• [WHAT THE TASK REQUIRES]
Leaving out all pictures, please print only the lines from the one containing "Generate a Python" through the one containing "bar_index = list(range(-7, 135))".
[start]
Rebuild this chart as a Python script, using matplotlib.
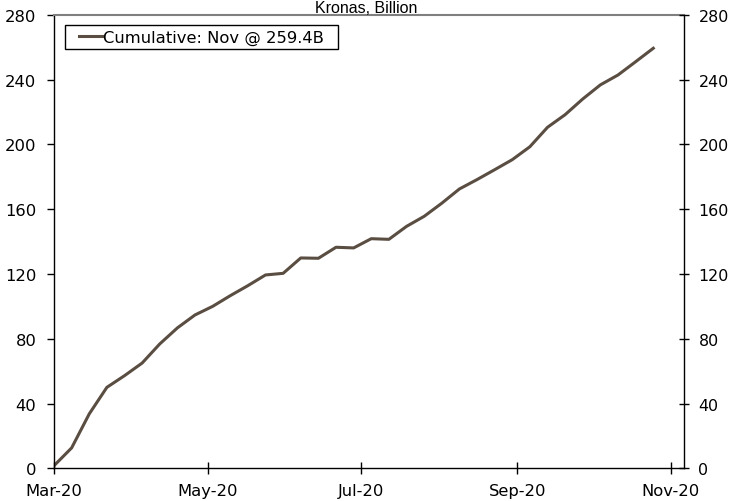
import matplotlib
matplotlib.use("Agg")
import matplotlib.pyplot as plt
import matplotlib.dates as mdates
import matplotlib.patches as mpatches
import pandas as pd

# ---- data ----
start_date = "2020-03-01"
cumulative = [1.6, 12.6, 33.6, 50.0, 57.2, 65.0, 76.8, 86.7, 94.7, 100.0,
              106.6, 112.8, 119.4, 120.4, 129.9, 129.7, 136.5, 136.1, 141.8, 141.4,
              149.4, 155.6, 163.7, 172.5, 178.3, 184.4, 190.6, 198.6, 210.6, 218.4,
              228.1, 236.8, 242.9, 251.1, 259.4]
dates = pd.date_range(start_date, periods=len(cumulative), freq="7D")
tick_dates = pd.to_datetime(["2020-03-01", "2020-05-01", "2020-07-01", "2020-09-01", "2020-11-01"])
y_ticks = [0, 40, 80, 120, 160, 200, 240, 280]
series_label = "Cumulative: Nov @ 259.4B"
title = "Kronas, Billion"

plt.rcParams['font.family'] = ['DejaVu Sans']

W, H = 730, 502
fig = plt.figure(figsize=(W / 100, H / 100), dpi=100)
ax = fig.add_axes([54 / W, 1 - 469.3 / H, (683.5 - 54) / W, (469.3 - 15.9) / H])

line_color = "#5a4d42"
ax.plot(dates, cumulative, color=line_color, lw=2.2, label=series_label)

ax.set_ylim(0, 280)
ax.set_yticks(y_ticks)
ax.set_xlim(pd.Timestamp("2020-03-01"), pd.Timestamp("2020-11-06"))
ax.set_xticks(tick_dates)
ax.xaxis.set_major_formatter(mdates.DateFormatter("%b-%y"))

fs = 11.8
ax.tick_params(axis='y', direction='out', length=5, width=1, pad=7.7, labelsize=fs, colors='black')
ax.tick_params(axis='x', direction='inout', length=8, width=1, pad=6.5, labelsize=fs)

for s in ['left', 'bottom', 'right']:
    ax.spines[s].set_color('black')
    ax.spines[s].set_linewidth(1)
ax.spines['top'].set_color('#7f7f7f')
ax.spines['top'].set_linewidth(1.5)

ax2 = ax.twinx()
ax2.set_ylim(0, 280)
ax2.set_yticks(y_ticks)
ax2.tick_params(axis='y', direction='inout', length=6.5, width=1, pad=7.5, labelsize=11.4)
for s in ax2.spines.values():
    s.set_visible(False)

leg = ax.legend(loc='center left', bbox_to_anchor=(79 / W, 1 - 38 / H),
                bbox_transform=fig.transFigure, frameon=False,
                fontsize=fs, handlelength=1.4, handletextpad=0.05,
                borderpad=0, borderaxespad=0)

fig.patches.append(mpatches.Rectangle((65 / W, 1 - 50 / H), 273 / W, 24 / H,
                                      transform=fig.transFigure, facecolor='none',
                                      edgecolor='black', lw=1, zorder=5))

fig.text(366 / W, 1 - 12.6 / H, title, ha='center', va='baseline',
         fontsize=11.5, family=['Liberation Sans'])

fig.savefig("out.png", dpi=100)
[end]
[start]
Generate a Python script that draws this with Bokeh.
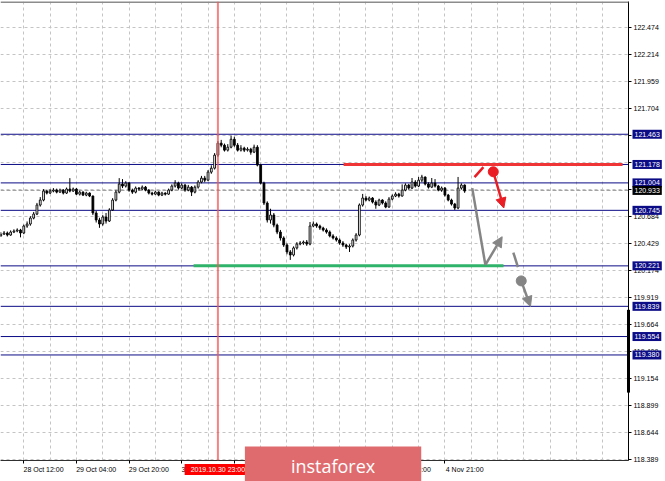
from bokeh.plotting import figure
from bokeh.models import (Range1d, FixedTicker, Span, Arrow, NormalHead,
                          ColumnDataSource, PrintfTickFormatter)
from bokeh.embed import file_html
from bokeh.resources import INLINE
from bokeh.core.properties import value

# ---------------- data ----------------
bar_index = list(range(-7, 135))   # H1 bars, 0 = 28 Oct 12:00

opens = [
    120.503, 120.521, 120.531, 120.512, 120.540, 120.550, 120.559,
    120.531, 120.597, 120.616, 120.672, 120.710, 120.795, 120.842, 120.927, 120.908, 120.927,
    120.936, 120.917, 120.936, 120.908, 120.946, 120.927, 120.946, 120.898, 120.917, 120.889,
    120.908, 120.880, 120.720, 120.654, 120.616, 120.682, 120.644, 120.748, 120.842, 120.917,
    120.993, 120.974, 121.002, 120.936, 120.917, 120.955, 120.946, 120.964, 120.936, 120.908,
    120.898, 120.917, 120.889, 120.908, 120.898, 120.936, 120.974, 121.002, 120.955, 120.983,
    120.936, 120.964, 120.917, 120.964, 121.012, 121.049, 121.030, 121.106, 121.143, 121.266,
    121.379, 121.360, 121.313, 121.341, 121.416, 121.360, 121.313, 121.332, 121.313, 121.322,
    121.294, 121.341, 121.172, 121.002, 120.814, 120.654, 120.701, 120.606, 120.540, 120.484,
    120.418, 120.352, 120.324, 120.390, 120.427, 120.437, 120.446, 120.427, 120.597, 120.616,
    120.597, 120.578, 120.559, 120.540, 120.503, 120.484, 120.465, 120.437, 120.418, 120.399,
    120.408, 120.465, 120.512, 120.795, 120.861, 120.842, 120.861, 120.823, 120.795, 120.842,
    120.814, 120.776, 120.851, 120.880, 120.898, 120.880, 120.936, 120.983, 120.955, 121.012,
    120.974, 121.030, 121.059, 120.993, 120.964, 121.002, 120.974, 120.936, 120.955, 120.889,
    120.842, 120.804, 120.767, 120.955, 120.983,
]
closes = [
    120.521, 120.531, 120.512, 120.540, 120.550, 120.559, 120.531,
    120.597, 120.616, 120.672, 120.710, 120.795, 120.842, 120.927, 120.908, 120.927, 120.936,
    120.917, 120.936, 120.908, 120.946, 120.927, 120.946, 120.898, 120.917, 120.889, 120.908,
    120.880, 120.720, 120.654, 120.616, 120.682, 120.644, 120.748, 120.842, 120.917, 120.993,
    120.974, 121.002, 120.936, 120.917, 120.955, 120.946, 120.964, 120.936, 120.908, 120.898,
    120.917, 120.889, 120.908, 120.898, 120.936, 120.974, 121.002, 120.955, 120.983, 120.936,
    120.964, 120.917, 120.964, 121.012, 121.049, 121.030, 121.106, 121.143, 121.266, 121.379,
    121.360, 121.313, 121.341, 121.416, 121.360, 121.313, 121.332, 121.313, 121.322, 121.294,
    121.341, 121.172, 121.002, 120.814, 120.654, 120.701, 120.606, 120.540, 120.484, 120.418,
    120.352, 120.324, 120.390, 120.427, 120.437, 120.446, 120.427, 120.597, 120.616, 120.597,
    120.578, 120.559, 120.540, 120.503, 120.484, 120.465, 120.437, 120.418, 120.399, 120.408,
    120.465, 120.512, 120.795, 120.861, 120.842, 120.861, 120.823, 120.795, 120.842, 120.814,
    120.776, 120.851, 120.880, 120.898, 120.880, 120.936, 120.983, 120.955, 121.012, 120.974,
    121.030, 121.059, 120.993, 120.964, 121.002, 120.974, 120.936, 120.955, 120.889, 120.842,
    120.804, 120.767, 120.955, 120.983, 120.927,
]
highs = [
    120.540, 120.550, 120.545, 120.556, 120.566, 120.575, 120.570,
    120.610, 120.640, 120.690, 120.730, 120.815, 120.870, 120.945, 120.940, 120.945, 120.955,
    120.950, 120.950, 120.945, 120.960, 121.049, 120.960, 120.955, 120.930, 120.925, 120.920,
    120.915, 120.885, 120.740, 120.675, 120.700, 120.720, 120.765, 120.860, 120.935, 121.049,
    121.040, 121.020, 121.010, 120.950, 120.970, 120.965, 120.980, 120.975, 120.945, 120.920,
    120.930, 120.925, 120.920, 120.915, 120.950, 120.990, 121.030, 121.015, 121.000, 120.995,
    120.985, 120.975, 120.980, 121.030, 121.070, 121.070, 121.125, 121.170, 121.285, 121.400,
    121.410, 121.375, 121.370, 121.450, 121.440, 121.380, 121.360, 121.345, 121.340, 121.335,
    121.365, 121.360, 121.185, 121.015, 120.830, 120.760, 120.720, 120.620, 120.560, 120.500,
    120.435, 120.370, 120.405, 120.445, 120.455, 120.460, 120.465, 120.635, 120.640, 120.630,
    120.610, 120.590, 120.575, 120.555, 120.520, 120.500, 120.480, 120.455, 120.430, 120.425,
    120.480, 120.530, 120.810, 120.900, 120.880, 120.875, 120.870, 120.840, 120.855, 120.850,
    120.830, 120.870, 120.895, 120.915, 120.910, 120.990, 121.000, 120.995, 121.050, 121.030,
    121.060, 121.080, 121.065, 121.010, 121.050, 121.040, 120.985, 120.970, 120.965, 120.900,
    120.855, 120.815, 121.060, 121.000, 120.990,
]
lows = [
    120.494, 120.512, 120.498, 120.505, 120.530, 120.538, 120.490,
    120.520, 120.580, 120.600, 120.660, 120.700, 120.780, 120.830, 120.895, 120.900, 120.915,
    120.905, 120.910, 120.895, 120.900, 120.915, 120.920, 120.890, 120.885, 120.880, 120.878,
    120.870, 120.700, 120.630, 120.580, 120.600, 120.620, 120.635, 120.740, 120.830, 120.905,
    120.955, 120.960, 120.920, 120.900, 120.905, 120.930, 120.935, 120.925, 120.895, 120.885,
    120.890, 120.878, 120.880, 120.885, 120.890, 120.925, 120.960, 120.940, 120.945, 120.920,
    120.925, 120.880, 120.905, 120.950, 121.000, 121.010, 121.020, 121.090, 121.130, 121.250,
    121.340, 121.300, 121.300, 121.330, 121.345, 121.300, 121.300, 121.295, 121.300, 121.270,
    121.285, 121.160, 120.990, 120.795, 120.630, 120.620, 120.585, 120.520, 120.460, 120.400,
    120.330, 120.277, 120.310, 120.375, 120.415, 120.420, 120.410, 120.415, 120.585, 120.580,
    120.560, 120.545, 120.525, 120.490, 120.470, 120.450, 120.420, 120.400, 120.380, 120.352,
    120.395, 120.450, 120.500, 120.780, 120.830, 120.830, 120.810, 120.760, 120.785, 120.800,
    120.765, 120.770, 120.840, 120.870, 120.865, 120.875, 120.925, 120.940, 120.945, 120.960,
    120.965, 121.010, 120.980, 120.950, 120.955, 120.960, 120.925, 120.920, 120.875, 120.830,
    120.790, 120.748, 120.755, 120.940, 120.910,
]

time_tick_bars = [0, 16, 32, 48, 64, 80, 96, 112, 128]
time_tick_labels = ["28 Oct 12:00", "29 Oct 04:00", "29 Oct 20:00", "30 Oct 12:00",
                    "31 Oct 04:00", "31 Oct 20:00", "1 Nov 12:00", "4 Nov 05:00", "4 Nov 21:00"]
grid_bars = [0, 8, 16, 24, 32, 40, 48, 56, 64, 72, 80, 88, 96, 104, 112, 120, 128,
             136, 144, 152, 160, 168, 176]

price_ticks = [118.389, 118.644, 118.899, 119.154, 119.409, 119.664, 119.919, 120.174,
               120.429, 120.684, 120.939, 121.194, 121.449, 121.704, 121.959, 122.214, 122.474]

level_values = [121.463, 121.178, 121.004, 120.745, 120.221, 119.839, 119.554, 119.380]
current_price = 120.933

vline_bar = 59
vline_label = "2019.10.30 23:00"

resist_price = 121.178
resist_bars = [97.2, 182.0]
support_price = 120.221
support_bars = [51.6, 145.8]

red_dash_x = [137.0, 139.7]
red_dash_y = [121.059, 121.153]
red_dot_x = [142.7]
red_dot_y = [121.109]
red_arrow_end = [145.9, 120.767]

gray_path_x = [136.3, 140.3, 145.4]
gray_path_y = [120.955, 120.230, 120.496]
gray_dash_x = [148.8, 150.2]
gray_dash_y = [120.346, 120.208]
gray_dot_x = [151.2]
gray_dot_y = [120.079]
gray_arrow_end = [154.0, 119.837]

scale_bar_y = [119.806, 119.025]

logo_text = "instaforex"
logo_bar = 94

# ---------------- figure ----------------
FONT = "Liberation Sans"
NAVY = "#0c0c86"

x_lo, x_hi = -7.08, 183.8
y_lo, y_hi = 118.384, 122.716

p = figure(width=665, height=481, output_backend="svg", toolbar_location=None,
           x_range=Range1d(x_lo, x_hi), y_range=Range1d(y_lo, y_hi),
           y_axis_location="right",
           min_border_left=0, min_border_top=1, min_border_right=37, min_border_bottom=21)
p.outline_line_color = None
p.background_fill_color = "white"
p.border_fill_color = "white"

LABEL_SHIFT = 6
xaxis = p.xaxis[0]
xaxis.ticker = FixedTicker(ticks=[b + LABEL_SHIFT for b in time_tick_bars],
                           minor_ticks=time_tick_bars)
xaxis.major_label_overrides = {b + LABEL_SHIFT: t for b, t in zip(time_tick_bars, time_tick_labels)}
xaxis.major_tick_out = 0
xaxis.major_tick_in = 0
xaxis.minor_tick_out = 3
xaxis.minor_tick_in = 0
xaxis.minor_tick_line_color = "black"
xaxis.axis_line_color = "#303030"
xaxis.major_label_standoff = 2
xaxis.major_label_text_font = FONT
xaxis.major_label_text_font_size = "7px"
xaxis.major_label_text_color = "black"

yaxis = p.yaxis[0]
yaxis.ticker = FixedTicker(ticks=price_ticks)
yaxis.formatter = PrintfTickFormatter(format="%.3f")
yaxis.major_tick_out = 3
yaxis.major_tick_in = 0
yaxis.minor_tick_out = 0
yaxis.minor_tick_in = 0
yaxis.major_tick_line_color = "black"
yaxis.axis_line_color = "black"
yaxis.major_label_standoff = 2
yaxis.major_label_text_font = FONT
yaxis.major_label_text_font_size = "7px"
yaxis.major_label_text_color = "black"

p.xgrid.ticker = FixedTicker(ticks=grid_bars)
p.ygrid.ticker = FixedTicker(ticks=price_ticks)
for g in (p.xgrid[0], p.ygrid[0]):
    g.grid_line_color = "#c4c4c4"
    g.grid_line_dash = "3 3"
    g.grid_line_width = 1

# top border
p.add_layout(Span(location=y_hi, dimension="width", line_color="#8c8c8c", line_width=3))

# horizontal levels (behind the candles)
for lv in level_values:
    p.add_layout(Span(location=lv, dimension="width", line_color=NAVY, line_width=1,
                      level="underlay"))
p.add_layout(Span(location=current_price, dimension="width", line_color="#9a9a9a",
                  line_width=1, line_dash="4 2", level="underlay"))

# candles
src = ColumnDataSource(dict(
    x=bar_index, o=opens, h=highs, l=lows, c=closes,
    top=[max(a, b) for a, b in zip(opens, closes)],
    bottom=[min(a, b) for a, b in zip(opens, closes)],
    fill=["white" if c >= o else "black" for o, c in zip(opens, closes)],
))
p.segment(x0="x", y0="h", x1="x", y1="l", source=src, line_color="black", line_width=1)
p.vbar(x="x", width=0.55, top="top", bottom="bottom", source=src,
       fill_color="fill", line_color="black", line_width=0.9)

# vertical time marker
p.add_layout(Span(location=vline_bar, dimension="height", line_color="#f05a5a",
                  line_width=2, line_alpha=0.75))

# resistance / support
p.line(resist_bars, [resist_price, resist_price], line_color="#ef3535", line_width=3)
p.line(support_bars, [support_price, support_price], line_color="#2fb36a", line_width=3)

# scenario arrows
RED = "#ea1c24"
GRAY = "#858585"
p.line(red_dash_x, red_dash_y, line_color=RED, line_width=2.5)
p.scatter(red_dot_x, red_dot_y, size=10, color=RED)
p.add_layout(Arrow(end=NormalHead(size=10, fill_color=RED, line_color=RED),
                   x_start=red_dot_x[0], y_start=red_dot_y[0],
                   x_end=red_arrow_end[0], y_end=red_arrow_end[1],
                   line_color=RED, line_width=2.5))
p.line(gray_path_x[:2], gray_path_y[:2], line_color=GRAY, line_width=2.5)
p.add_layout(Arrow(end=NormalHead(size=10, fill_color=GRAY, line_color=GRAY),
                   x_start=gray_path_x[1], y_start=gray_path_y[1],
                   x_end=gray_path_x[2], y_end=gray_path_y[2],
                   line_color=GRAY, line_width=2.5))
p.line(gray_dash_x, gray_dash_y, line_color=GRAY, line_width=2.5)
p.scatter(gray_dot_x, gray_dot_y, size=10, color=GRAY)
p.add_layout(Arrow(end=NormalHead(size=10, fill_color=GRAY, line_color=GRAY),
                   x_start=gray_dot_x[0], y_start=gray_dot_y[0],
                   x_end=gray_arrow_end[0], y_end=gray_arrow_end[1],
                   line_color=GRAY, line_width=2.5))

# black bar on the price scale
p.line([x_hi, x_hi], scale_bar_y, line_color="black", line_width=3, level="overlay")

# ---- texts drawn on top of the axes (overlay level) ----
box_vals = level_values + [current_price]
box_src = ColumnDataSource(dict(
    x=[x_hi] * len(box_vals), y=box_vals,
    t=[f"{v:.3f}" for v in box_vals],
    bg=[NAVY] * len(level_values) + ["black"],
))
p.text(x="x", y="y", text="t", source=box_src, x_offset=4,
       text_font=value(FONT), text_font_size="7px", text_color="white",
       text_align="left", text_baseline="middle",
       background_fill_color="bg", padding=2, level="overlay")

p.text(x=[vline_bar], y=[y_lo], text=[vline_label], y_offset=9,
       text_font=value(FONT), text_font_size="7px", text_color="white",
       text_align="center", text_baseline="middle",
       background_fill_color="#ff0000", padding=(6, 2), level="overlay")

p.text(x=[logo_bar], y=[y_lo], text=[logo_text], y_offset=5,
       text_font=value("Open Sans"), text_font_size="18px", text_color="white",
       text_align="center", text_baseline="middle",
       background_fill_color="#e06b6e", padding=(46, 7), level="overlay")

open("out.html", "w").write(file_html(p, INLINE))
[end]
[start]
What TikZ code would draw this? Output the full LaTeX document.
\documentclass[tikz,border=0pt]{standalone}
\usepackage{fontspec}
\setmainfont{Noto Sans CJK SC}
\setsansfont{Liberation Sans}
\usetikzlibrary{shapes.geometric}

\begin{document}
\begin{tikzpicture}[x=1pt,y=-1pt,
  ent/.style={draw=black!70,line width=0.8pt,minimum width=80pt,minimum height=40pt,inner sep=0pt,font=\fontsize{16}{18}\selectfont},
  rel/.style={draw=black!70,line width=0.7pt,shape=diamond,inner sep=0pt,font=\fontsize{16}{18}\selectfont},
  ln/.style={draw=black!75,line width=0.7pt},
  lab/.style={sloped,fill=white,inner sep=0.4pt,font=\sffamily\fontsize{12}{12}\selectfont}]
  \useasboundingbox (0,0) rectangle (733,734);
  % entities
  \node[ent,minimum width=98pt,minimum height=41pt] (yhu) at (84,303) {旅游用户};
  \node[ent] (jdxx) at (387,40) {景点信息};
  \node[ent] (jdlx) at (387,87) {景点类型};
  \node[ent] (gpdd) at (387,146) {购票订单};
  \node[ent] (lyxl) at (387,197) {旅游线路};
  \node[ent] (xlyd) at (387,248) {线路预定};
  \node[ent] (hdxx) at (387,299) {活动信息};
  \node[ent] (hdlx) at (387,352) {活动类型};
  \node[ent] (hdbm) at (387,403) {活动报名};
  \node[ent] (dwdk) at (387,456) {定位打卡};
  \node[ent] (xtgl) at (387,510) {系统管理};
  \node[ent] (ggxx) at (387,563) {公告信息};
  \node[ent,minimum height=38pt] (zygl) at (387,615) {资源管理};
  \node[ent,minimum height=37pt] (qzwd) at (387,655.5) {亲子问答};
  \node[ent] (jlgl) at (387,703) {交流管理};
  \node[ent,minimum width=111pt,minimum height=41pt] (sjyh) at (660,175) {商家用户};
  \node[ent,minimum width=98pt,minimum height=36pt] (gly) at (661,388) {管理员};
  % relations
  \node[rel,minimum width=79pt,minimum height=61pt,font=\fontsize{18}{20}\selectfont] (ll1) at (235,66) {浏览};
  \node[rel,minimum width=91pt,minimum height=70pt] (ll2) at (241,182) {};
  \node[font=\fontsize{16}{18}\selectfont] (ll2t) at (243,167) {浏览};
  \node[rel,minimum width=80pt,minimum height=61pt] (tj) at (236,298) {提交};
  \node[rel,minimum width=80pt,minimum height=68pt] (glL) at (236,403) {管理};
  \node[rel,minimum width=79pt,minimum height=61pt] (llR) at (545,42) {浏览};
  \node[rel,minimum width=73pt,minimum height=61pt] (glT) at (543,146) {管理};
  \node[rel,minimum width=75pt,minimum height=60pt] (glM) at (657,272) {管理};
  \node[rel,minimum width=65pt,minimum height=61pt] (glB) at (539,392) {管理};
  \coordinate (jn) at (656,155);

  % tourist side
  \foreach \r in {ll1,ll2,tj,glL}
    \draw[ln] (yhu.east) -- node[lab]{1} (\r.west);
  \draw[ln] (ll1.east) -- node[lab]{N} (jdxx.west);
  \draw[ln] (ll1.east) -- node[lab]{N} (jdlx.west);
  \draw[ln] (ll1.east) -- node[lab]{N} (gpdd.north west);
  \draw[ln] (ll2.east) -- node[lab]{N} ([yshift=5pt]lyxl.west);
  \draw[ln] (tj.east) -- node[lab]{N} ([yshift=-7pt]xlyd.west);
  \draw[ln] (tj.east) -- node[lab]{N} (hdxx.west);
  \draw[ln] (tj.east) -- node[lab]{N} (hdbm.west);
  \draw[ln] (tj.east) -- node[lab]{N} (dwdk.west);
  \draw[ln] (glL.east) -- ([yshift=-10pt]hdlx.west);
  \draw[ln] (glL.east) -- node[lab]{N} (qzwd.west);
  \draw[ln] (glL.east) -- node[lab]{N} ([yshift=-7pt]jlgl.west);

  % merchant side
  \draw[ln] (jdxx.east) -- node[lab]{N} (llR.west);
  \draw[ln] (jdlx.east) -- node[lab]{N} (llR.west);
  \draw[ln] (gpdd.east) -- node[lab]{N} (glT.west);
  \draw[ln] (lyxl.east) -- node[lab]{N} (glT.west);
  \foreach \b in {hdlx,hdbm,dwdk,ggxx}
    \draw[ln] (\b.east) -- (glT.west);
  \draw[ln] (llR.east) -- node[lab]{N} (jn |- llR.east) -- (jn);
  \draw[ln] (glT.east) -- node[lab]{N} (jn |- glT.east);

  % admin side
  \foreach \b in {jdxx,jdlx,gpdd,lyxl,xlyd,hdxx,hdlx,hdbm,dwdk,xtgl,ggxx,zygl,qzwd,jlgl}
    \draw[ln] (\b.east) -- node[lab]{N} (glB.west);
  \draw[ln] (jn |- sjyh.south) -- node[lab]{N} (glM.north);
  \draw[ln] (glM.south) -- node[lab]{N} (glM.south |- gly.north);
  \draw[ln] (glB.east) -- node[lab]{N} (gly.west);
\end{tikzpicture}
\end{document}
[end]
• [ANSWER TO THIS EXERCISE]
Generate a Python script that draws this with Bokeh.
from bokeh.plotting import figure
from bokeh.models import (Range1d, FixedTicker, Span, Arrow, NormalHead,
                          ColumnDataSource, PrintfTickFormatter)
from bokeh.embed import file_html
from bokeh.resources import INLINE
from bokeh.core.properties import value

# ---------------- data ----------------
bar_index = list(range(-7, 135))   # H1 bars, 0 = 28 Oct 12:00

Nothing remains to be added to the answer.